New Audio: Andrew Hung Returns with a Plaintive Ode to Pushing Buttons to Get What You Want

Perhaps best known as one-half of renowned electronic music duo Fuck Buttons with Benjamin John Power, Worcester, UK-born, Bristol UK-based electronic music artist, multi-instrumentalist and producer Andrew Hung much like his bandmate has focused on a number of various side projects including  Dawn Hunger, a band he founded with Clarie Inglis (vocals) and musician Matthew de Pulford, production work, co-producing   Beth Orton‘s Kidsticks, as well as releasing solo material with his debut EP, Rave Cave.

Now, as you may recall, Hung’s full-length debut Realisationship is slated for an October 6, 2017 release through Lex Records and album track “Animal,” found Hung exploring a more organic, lo-fi-like sound featuring a gorgeous and lush string arrangement, buzzing power chords, hard-hitting electronic beats and slashing synths paired with Hung’s primal, punk rock howling.  As Hung explains in press notes “Animal is a warning that oppression brings about consequences; we have bred fear and now we are reaping its effects. We cannot address the external without first addressing the internal.”

Interestingly, “Elbow,” Realisationship‘s latest single may arguably be one of the more personal songs on the album, as it’s influenced by an experience Hung had as a small child. As the Worcester-born, Bristol-based electronic music artist, multi-instrumentalist explains in press notes, “Once when I was a small child and wanted to get a fake nose-ring from this shitty shopping-centre stall in Kidderminster but being young, I was really afraid of buying it. Consequently I stood there for a long while trying to pluck up the courage to get said fake nose-ring before the woman came out from behind the stall and told me to fuck off. I went home crying . . . ‘ Elbow’ is about pushing buttons. As for the stall, when my sister found out, she took me back and gave the woman a right bollocking.”
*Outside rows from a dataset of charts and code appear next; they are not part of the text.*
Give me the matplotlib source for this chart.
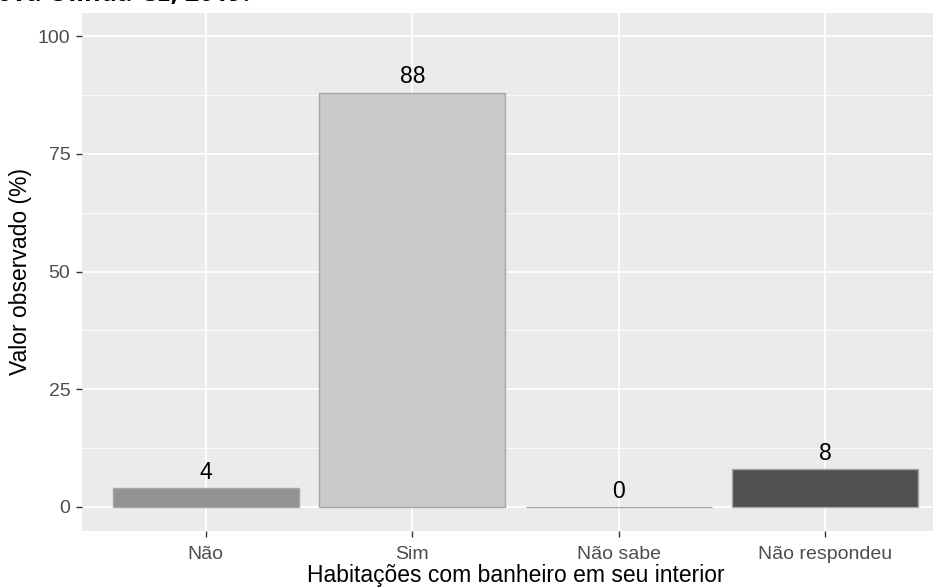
import matplotlib.pyplot as plt

# dados do grafico
categorias = ['Não', 'Sim', 'Não sabe', 'Não respondeu']
valores = [4, 88, 0, 8]
cores = ['#939393', '#CACACA', '#B8B8B8', '#505050']
yticks = [0, 25, 50, 75, 100]

W, H = 933, 588
fig = plt.figure(figsize=(W / 100, H / 100), dpi=100)
plt.rcParams['font.family'] = ['Liberation Sans', 'DejaVu Sans']

# painel (a borda direita fica cortada como no original)
left, right, top, bottom = 82, 949, 12.5, 530.5
ax = fig.add_axes([left / W, 1 - bottom / H, (right - left) / W, (bottom - top) / H])
ax.set_facecolor('#EBEBEB')

x = range(1, len(categorias) + 1)
ax.bar(x, valores, width=0.9, color=cores, edgecolor='#A6A6A6', linewidth=1, zorder=3)
for xi, v in zip(x, valores):
    ax.annotate(str(v), (xi, v), xytext=(0, 3), textcoords='offset points',
                ha='center', va='bottom', fontsize=16.5, color='black', zorder=4)

ax.set_xlim(0.4, 4.6)
ax.set_ylim(-5, 105)
ax.set_xticks(list(x))
ax.set_xticklabels(categorias)
ax.set_yticks(yticks)
ax.set_yticks([12.5, 37.5, 62.5, 87.5], minor=True)
ax.grid(True, which='major', color='white', linewidth=1.3, zorder=0)
ax.grid(True, which='minor', axis='y', color='white', linewidth=0.6, zorder=0)
ax.set_axisbelow(True)
for s in ax.spines.values():
    s.set_visible(False)
ax.tick_params(which='major', length=4.3, width=1, color='#333333', labelcolor='#4D4D4D',
               labelsize=14, pad=4)
ax.tick_params(axis='x', pad=7)
ax.tick_params(which='minor', length=0)

ax.set_xlabel('Habitações com banheiro em seu interior', fontsize=16.5, labelpad=0.5)
ax.set_ylabel('Valor observado (%)', fontsize=16.5, labelpad=4)

# titulo cortado no topo da imagem
fig.text(250 / W, 1 - 0.8 / H, 'Nova Olinda-CE, 2019.', ha='right', va='baseline',
         fontsize=18.3, fontweight='bold', family='Open Sans')

fig.savefig('out.png', dpi=100)
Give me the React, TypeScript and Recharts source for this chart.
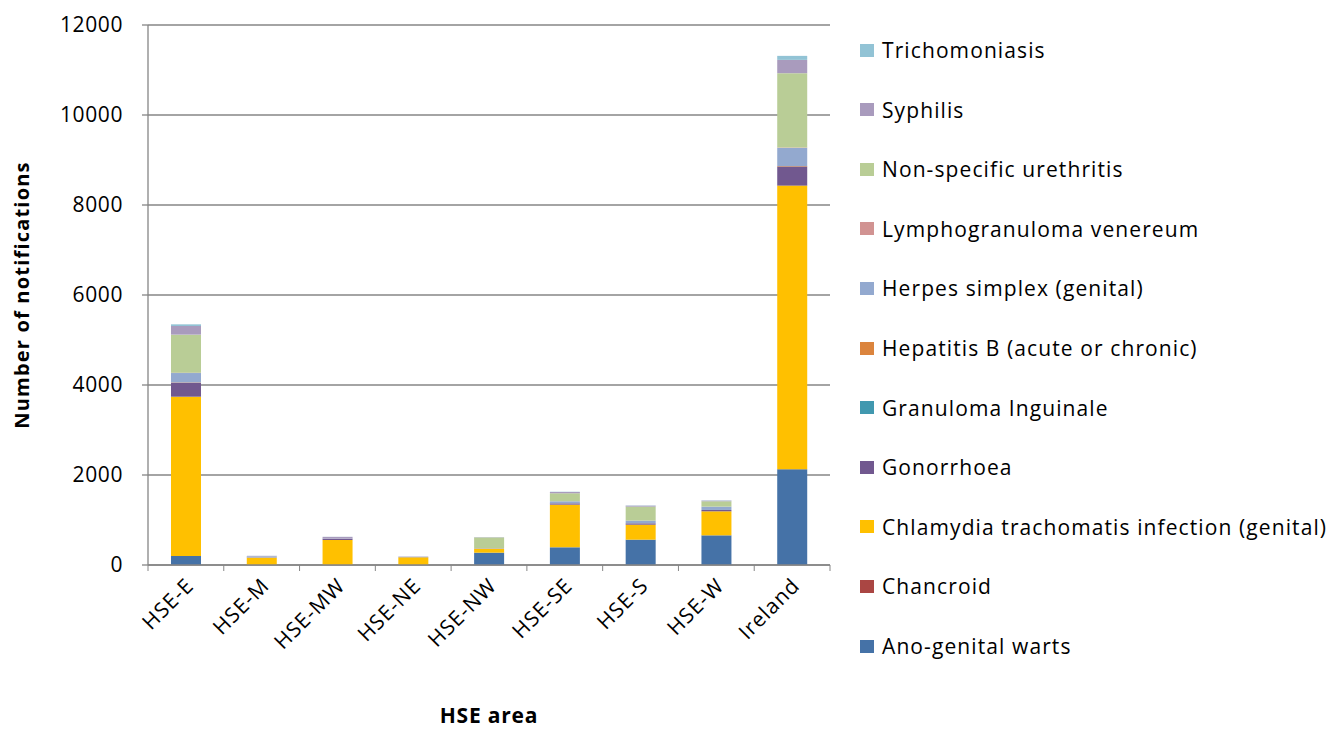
import React from 'react';
import { BarChart, Bar, XAxis, YAxis, CartesianGrid, Label } from 'recharts';

// values (number of notifications)
const areas = ['HSE-E', 'HSE-M', 'HSE-MW', 'HSE-NE', 'HSE-NW', 'HSE-SE', 'HSE-S', 'HSE-W', 'Ireland'];
const wartsValues = [200, 0, 0, 0, 274, 393, 563, 659, 2126];
const chancroidValues = [0, 0, 0, 0, 0, 0, 0, 0, 1];
const chlamydiaValues = [3540, 163, 556, 171, 89, 948, 333, 534, 6304];
const gonorrhoeaValues = [312, 5, 29, 3, 5, 29, 30, 29, 425];
const granulomaValues = [0, 0, 0, 0, 0, 0, 0, 0, 1];
const hepatitisBValues = [6, 0, 0, 0, 0, 1, 1, 1, 10];
const herpesValues = [208, 25, 5, 5, 5, 45, 59, 74, 400];
const lgvValues = [8, 0, 0, 0, 0, 0, 0, 0, 10];
const nsuValues = [845, 0, 0, 0, 240, 178, 311, 119, 1652];
const syphilisValues = [192, 10, 35, 8, 5, 29, 22, 15, 296];
const trichValues = [37, 2, 2, 2, 2, 5, 5, 5, 89];
const yTicks = [0, 2000, 4000, 6000, 8000, 10000, 12000];

const series = [
  { key: 'warts', name: 'Ano-genital warts', color: '#4572A7', values: wartsValues },
  { key: 'chancroid', name: 'Chancroid', color: '#AA4643', values: chancroidValues },
  { key: 'chlamydia', name: 'Chlamydia trachomatis infection (genital)', color: '#FFC000', values: chlamydiaValues },
  { key: 'gonorrhoea', name: 'Gonorrhoea', color: '#71588F', values: gonorrhoeaValues },
  { key: 'granuloma', name: 'Granuloma Inguinale', color: '#4198AF', values: granulomaValues },
  { key: 'hepB', name: 'Hepatitis B (acute or chronic)', color: '#DB843D', values: hepatitisBValues },
  { key: 'herpes', name: 'Herpes simplex (genital)', color: '#93A9CF', values: herpesValues },
  { key: 'lgv', name: 'Lymphogranuloma venereum', color: '#D19392', values: lgvValues },
  { key: 'nsu', name: 'Non-specific urethritis', color: '#B9CD96', values: nsuValues },
  { key: 'syphilis', name: 'Syphilis', color: '#A99BBD', values: syphilisValues },
  { key: 'trich', name: 'Trichomoniasis', color: '#92C3D5', values: trichValues },
];

const data = areas.map((area, i) => {
  const row: Record<string, string | number> = { area };
  series.forEach((s) => (row[s.key] = s.values[i]));
  return row;
});

const FONT = '"Open Sans", sans-serif';
const AXIS = '#868686';
const PLOT_LEFT = 148;
const PLOT_RIGHT = 830;
const PLOT_TOP = 25;
const PLOT_BOTTOM = 565;
const band = (PLOT_RIGHT - PLOT_LEFT) / areas.length;

const AreaTick = (props: any) => {
  const { x, payload, index } = props;
  const ax = x + 9;
  const ay = PLOT_BOTTOM + 22;
  return (
    <g>
      <line x1={x - band / 2} x2={x - band / 2} y1={PLOT_BOTTOM} y2={PLOT_BOTTOM + 6} stroke={AXIS} />
      {index === areas.length - 1 && (
        <line x1={x + band / 2} x2={x + band / 2} y1={PLOT_BOTTOM} y2={PLOT_BOTTOM + 6} stroke={AXIS} />
      )}
      <text
        x={ax}
        y={ay}
        transform={`rotate(-45 ${ax} ${ay})`}
        textAnchor="end"
        fontFamily={FONT}
        fontSize={21}
        letterSpacing={1}
        fill="#000"
      >
        {payload.value}
      </text>
    </g>
  );
};

const App = () => {
  const legendItems = [...series].reverse();
  return (
    <div style={{ position: 'absolute', left: 0, top: 0, width: 1332, height: 730, background: '#fff' }}>
      <BarChart
        width={1332}
        height={730}
        data={data}
        margin={{ top: PLOT_TOP, right: 1332 - PLOT_RIGHT, left: 0, bottom: 0 }}
        barSize={30}
      >
        <CartesianGrid vertical={false} stroke={AXIS} strokeWidth={1.3} />
        <XAxis
          dataKey="area"
          interval={0}
          height={730 - PLOT_BOTTOM}
          tickLine={false}
          axisLine={{ stroke: AXIS, strokeWidth: 1.3 }}
          tick={<AreaTick />}
        >
          <Label
            content={() => (
              <text
                x={(PLOT_LEFT + PLOT_RIGHT) / 2}
                y={723}
                textAnchor="middle"
                fontFamily={FONT}
                fontWeight="bold"
                fontSize={21}
                letterSpacing={0.8}
                fill="#000"
              >
                HSE area
              </text>
            )}
          />
        </XAxis>
        <YAxis
          width={PLOT_LEFT}
          domain={[0, 12000]}
          ticks={yTicks}
          interval={0}
          tickSize={6}
          tickMargin={19}
          tickLine={{ stroke: AXIS, strokeWidth: 1.3 }}
          axisLine={{ stroke: AXIS, strokeWidth: 1.3 }}
          tick={{ fontFamily: FONT, fontSize: 21, fill: '#000', letterSpacing: 0.6 }}
        >
          <Label
            content={() => (
              <text
                x={29}
                y={(PLOT_TOP + PLOT_BOTTOM) / 2}
                transform={`rotate(-90 29 ${(PLOT_TOP + PLOT_BOTTOM) / 2})`}
                textAnchor="middle"
                fontFamily={FONT}
                fontWeight="bold"
                fontSize={20}
                letterSpacing={1.2}
                fill="#000"
              >
                Number of notifications
              </text>
            )}
          />
        </YAxis>
        {series.map((s) => (
          <Bar key={s.key} dataKey={s.key} name={s.name} stackId="a" fill={s.color} isAnimationActive={false} />
        ))}
      </BarChart>
      <div style={{ position: 'absolute', left: 860, top: 50, fontFamily: FONT, fontSize: 21, letterSpacing: 1.1, color: '#000' }}>
        {legendItems.map((s, i) => (
          <div
            key={s.key}
            style={{ position: 'absolute', top: i * 59.6, left: 0, display: 'flex', alignItems: 'center', whiteSpace: 'nowrap', transform: 'translateY(-50%)' }}
          >
            <span style={{ display: 'inline-block', width: 14, height: 13, background: s.color, marginRight: 8 }} />
            <span>{s.name}</span>
          </div>
        ))}
      </div>
    </div>
  );
};

export default App;
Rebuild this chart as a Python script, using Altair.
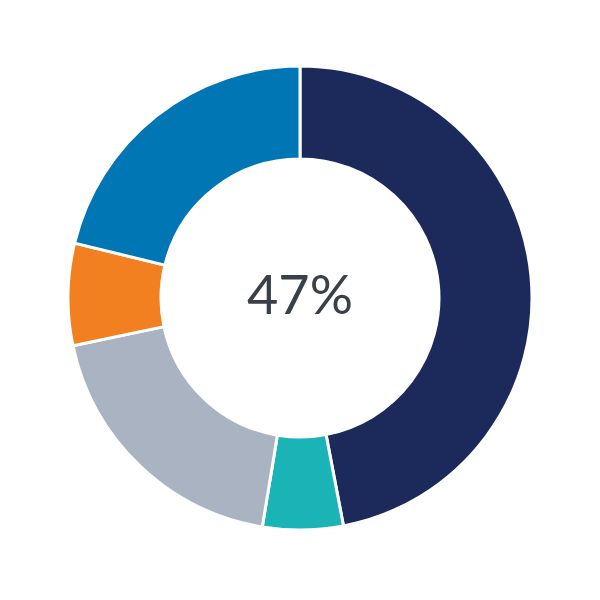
import altair as alt
import pandas as pd

segments = ["Navy", "Teal", "Gray", "Orange", "Blue"]
shares = [47.0, 5.6, 19.1, 7.1, 21.2]
colors = ["#1b2a5b", "#1ab4b6", "#a9b3c2", "#f38020", "#0076b5"]

df = pd.DataFrame({"segment": segments, "share": shares, "order": range(len(segments))})

donut = alt.Chart(df).mark_arc(
    innerRadius=139, outerRadius=232, stroke="white", strokeWidth=3
).encode(
    theta=alt.Theta("share:Q", stack=True),
    order=alt.Order("order:Q"),
    color=alt.Color("segment:N", scale=alt.Scale(domain=segments, range=colors), legend=None),
)

label = alt.Chart(pd.DataFrame({"txt": ["47%"]})).mark_text(
    font="Lato", fontSize=54, color="#3a4047", align="center", baseline="middle"
).encode(text="txt:N")

chart = alt.layer(donut, label).properties(
    width=584, height=580, padding=0
).configure_view(stroke=None)

chart.save("out.html", embed_options={"renderer": "svg", "actions": False})
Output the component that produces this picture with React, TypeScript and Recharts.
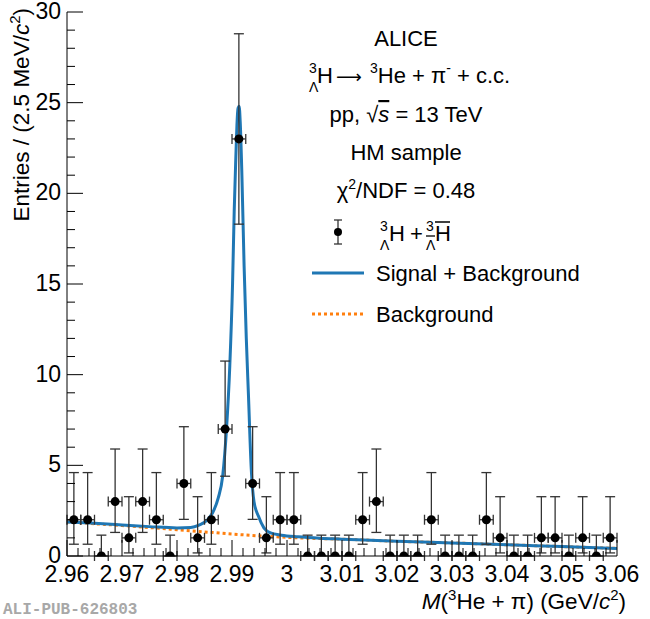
import React from "react";
import {
  ComposedChart,
  Line,
  Scatter,
  ErrorBar,
  XAxis,
  YAxis,
} from "recharts";

// bin centres (2.5 MeV bins)
const binCenters = [
  2.96125, 2.96375, 2.96625, 2.96875, 2.97125, 2.97375, 2.97625, 2.97875,
  2.98125, 2.98375, 2.98625, 2.98875, 2.99125, 2.99375, 2.99625, 2.99875,
  3.00125, 3.00375, 3.00625, 3.00875, 3.01125, 3.01375, 3.01625, 3.01875,
  3.02125, 3.02375, 3.02625, 3.02875, 3.03125, 3.03375, 3.03625, 3.03875,
  3.04125, 3.04375, 3.04625, 3.04875, 3.05125, 3.05375, 3.05625, 3.05875,
];
const counts = [
  2, 2, 0, 3, 1, 3, 2, 0, 4, 1, 2, 7, 23, 4, 1, 2, 2, 0, 0, 0, 0, 2, 3, 0, 0,
  0, 2, 0, 0, 0, 2, 1, 0, 0, 1, 1, 0, 1, 0, 1,
];
const errLow = [
  1.35, 1.35, 0, 1.7, 0.83, 1.7, 1.35, 0, 1.98, 0.83, 1.35, 2.6, 4.7, 1.98,
  0.83, 1.35, 1.35, 0, 0, 0, 0, 1.35, 1.7, 0, 0, 0, 1.35, 0, 0, 0, 1.35, 0.83,
  0, 0, 0.83, 0.83, 0, 0.83, 0, 0.83,
];
const errHigh = [
  2.6, 2.6, 1.15, 2.9, 2.27, 2.9, 2.6, 1.15, 3.13, 2.27, 2.6, 3.75, 5.8, 3.13,
  2.27, 2.6, 2.6, 1.15, 1.15, 1.15, 1.15, 2.6, 2.9, 1.15, 1.15, 1.15, 2.6,
  1.15, 1.15, 1.15, 2.6, 2.27, 1.15, 1.15, 2.27, 2.27, 1.15, 2.27, 1.15, 2.27,
];
const binHalfWidth = 0.00125;

// fit: signal + background
const fitMass = [
  2.96, 2.965, 2.97, 2.975, 2.98, 2.9825, 2.984, 2.9855, 2.9865, 2.9875,
  2.9883, 2.989, 2.9896, 2.9901, 2.9904, 2.9907, 2.9909, 2.9911, 2.9913,
  2.9915, 2.9918, 2.9922, 2.9926, 2.993, 2.9935, 2.994, 2.9948, 2.9958, 2.997,
  2.999, 3.002, 3.006, 3.01, 3.02, 3.03, 3.04, 3.05, 3.06,
];
const fitTotal = [
  1.88, 1.8, 1.71, 1.62, 1.55, 1.57, 1.7, 1.98, 2.4, 3.2, 4.4, 7.0, 10.5, 15.0,
  19.0, 22.0, 23.8, 24.7, 24.8, 23.9, 21.0, 16.0, 12.0, 8.8, 4.8, 3.0, 2.2,
  1.55, 1.27, 1.15, 1.06, 0.98, 0.93, 0.81, 0.72, 0.62, 0.52, 0.42,
];
// background only
const bkgMass = [
  2.96, 2.965, 2.97, 2.975, 2.98, 2.985, 2.99, 2.995, 3.0, 3.005, 3.01, 3.02,
  3.03, 3.04, 3.05, 3.06,
];
const bkgValues = [
  1.88, 1.78, 1.68, 1.57, 1.45, 1.33, 1.21, 1.11, 1.03, 0.97, 0.93, 0.81, 0.72,
  0.62, 0.52, 0.42,
];

const xMajorTicks = [2.96, 2.97, 2.98, 2.99, 3.0, 3.01, 3.02, 3.03, 3.04, 3.05, 3.06];
const xTickLabels = ["2.96", "2.97", "2.98", "2.99", "3", "3.01", "3.02", "3.03", "3.04", "3.05", "3.06"];
const yMajorTicks = [0, 5, 10, 15, 20, 25, 30];
const yTickLabels = ["0", "5", "10", "15", "20", "25", "30"];

const xAllTicks = Array.from({ length: 51 }, (_, i) => Math.round((2.96 + i * 0.002) * 1e4) / 1e4);
const yAllTicks = Array.from({ length: 31 }, (_, i) => i);

const points = binCenters.map((x, i) => ({
  x,
  y: counts[i],
  ey: [errLow[i], errHigh[i]],
  ex: binHalfWidth,
}));
const fitData = fitMass.map((x, i) => ({ x, v: fitTotal[i] }));
const bkgData = bkgMass.map((x, i) => ({ x, v: bkgValues[i] }));

const FONT = "'Liberation Sans', Arial, Helvetica, sans-serif";
const BLUE = "#1f77b4";
const ORANGE = "#ff7f0e";
const MAJOR = 16;
const MINOR = 8;
const TEXT_SIZE = 22;

const majorIndex = (arr: number[], v: number) =>
  arr.findIndex(t => Math.abs(t - v) < 1e-6);

const BottomTick = (props: any) => {
  const { x, y, payload } = props;
  const idx = majorIndex(xMajorTicks, payload.value);
  return (
    <g>
      <line x1={x} x2={x} y1={y} y2={y - (idx >= 0 ? MAJOR : MINOR)} stroke="#000" />
      {idx >= 0 && (
        <text x={x} y={y + 26} textAnchor="middle" fontSize={23} fontFamily={FONT} fill="#000">
          {xTickLabels[idx]}
        </text>
      )}
    </g>
  );
};

const TopTick = (props: any) => {
  const { x, y, payload } = props;
  const idx = majorIndex(xMajorTicks, payload.value);
  return <line x1={x} x2={x} y1={y} y2={y + (idx >= 0 ? MAJOR : MINOR)} stroke="#000" />;
};

const LeftTick = (props: any) => {
  const { x, y, payload } = props;
  const idx = majorIndex(yMajorTicks, payload.value);
  return (
    <g>
      <line x1={x} x2={x + (idx >= 0 ? MAJOR : MINOR)} y1={y} y2={y} stroke="#000" />
      {idx >= 0 && (
        <text x={x - 6} y={y + 7} textAnchor="end" fontSize={23} fontFamily={FONT} fill="#000">
          {yTickLabels[idx]}
        </text>
      )}
    </g>
  );
};

const RightTick = (props: any) => {
  const { x, y, payload } = props;
  const idx = majorIndex(yMajorTicks, payload.value);
  return <line x1={x} x2={x - (idx >= 0 ? MAJOR : MINOR)} y1={y} y2={y} stroke="#000" />;
};

const Dot = (props: any) => {
  const { cx, cy } = props;
  if (cx == null || cy == null) return null;
  return <circle cx={cx} cy={cy} r={4.5} fill="#000" />;
};

// text block and legend drawn on top of the plot
const Annotations = () => (
  <svg
    width={650}
    height={619}
    style={{ position: "absolute", left: 0, top: 0, pointerEvents: "none" }}
    fontFamily={FONT}
    fill="#000"
  >
    <text x={406} y={46} textAnchor="middle" fontSize={TEXT_SIZE}>ALICE</text>

    <text x={309} y={83} fontSize={TEXT_SIZE}>
      <tspan fontSize={14} dy={-10}>3</tspan>
      <tspan fontSize={14} x={309} dy={19}>Λ</tspan>
      <tspan x={317} dy={-9}>H</tspan>
      <tspan x={336} fontSize={18} fontFamily="'DejaVu Sans', sans-serif">⟶</tspan>
      <tspan fontSize={14} x={370} dy={-10}>3</tspan>
      <tspan dy={10}>He + π</tspan>
      <tspan fontSize={14} dy={-10}>-</tspan>
      <tspan dy={10}> + c.c.</tspan>
    </text>

    <text x={406} y={122} textAnchor="middle" fontSize={TEXT_SIZE}>
      pp, √<tspan fontStyle="italic" textDecoration="overline">s</tspan> = 13 TeV
    </text>

    <text x={406} y={160} textAnchor="middle" fontSize={TEXT_SIZE}>HM sample</text>

    <text x={406} y={198} textAnchor="middle" fontSize={TEXT_SIZE}>
      χ<tspan fontSize={14} dy={-9}>2</tspan>
      <tspan dy={9}>/NDF = 0.48</tspan>
    </text>

    {/* legend: data */}
    <line x1={338} x2={338} y1={220} y2={244} stroke="#333" strokeWidth={1.3} />
    <line x1={334} x2={342} y1={220} y2={220} stroke="#333" strokeWidth={1.3} />
    <line x1={334} x2={342} y1={244} y2={244} stroke="#333" strokeWidth={1.3} />
    <circle cx={338} cy={232} r={4} fill="#000" />
    <text x={380} y={241} fontSize={TEXT_SIZE}>
      <tspan fontSize={14} dy={-10}>3</tspan>
      <tspan fontSize={14} x={380} dy={19}>Λ</tspan>
      <tspan x={389} dy={-9}>H</tspan>
      <tspan x={410}>+</tspan>
      <tspan fontSize={14} x={426} dy={-10}>3</tspan>
      <tspan fontSize={14} x={426} dy={19}>Λ</tspan>
      <tspan x={435} dy={-9}>H</tspan>
    </text>
    {/* bars over the antiparticle symbols */}
    <line x1={426} x2={435} y1={236} y2={236} stroke="#000" strokeWidth={1.3} />
    <line x1={435} x2={450} y1={222} y2={222} stroke="#000" strokeWidth={1.5} />

    {/* legend: fit */}
    <line x1={312} x2={364} y1={273} y2={273} stroke={BLUE} strokeWidth={3} />
    <text x={376} y={281} fontSize={TEXT_SIZE}>Signal + Background</text>

    <line x1={312} x2={364} y1={314} y2={314} stroke={ORANGE} strokeWidth={3} strokeDasharray="3 3" />
    <text x={376} y={322} fontSize={TEXT_SIZE}>Background</text>

    {/* axis titles */}
    <text x={626} y={609} textAnchor="end" fontSize={22.5}>
      <tspan fontStyle="italic">M</tspan>(
      <tspan fontSize={15} dy={-9}>3</tspan>
      <tspan dy={9}>He + π) (GeV/</tspan>
      <tspan fontStyle="italic">c</tspan>
      <tspan fontSize={15} dy={-9}>2</tspan>
      <tspan dy={9}>)</tspan>
    </text>
    <text transform="translate(29, 8) rotate(-90)" textAnchor="end" fontSize={22.5}>
      Entries / (2.5 MeV/<tspan fontStyle="italic">c</tspan>
      <tspan fontSize={15} dy={-9}>2</tspan>
      <tspan dy={9}>)</tspan>
    </text>

    <text x={3} y={614} fontSize={16} fontWeight="bold" fontFamily="'Liberation Mono', 'Courier New', monospace" fill="#a8a8a8">
      ALI-PUB-626803
    </text>
  </svg>
);

export default function App() {
  return (
    <div style={{ position: "absolute", left: 0, top: 0, width: 650, height: 619, background: "#fff" }}>
      <ComposedChart
        width={650}
        height={619}
        margin={{ top: 12, right: 33, left: 0, bottom: 0 }}
      >
        <XAxis
          xAxisId="b"
          dataKey="x"
          type="number"
          orientation="bottom"
          domain={[2.96, 3.06]}
          allowDataOverflow
          ticks={xAllTicks}
          interval={0}
          height={63}
          tickSize={0}
          tickMargin={0}
          tickLine={false}
          tick={BottomTick}
          axisLine={{ stroke: "#000" }}
        />
        <XAxis
          xAxisId="t"
          dataKey="x"
          type="number"
          orientation="top"
          domain={[2.96, 3.06]}
          allowDataOverflow
          ticks={xAllTicks}
          interval={0}
          height={0}
          tickSize={0}
          tickMargin={0}
          tickLine={false}
          tick={TopTick}
          axisLine={{ stroke: "#000" }}
        />
        <YAxis
          yAxisId="l"
          type="number"
          orientation="left"
          domain={[0, 30]}
          allowDataOverflow
          ticks={yAllTicks}
          interval={0}
          width={67}
          tickSize={0}
          tickMargin={0}
          tickLine={false}
          tick={LeftTick}
          axisLine={{ stroke: "#000" }}
        />
        <YAxis
          yAxisId="r"
          type="number"
          orientation="right"
          domain={[0, 30]}
          allowDataOverflow
          ticks={yAllTicks}
          interval={0}
          width={0}
          tickSize={0}
          tickMargin={0}
          tickLine={false}
          tick={RightTick}
          axisLine={{ stroke: "#000" }}
        />
        <Line
          xAxisId="b"
          yAxisId="l"
          data={bkgData}
          dataKey="v"
          type="monotone"
          stroke={ORANGE}
          strokeWidth={3}
          strokeDasharray="3 3"
          dot={false}
          isAnimationActive={false}
        />
        <Line
          xAxisId="b"
          yAxisId="l"
          data={fitData}
          dataKey="v"
          type="monotone"
          stroke={BLUE}
          strokeWidth={3}
          dot={false}
          isAnimationActive={false}
        />
        <Scatter
          xAxisId="b"
          yAxisId="l"
          data={points}
          dataKey="y"
          shape={Dot}
          isAnimationActive={false}
        >
          <ErrorBar dataKey="ey" direction="y" width={5} stroke="#333" strokeWidth={1.3} />
          <ErrorBar dataKey="ex" direction="x" width={5} stroke="#333" strokeWidth={1.3} />
        </Scatter>
      </ComposedChart>
      <Annotations />
    </div>
  );
}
Sonically speaking the song consists of a mischievous and almost childlike production featuring layers of twisting, turning and twinkling synths, swaggering, hip-hop-like drum patterns,  trippy blasts of guitar and swirling electronics paired with Hung’s plaintive and yearning vocals to simultaneously express the frustration, fears and humiliation of youth — well, of life, generally. But sometimes, you have to break out of your shell and take a ridiculous risk for the things that you really want in life, and the song serves as a reminder of that.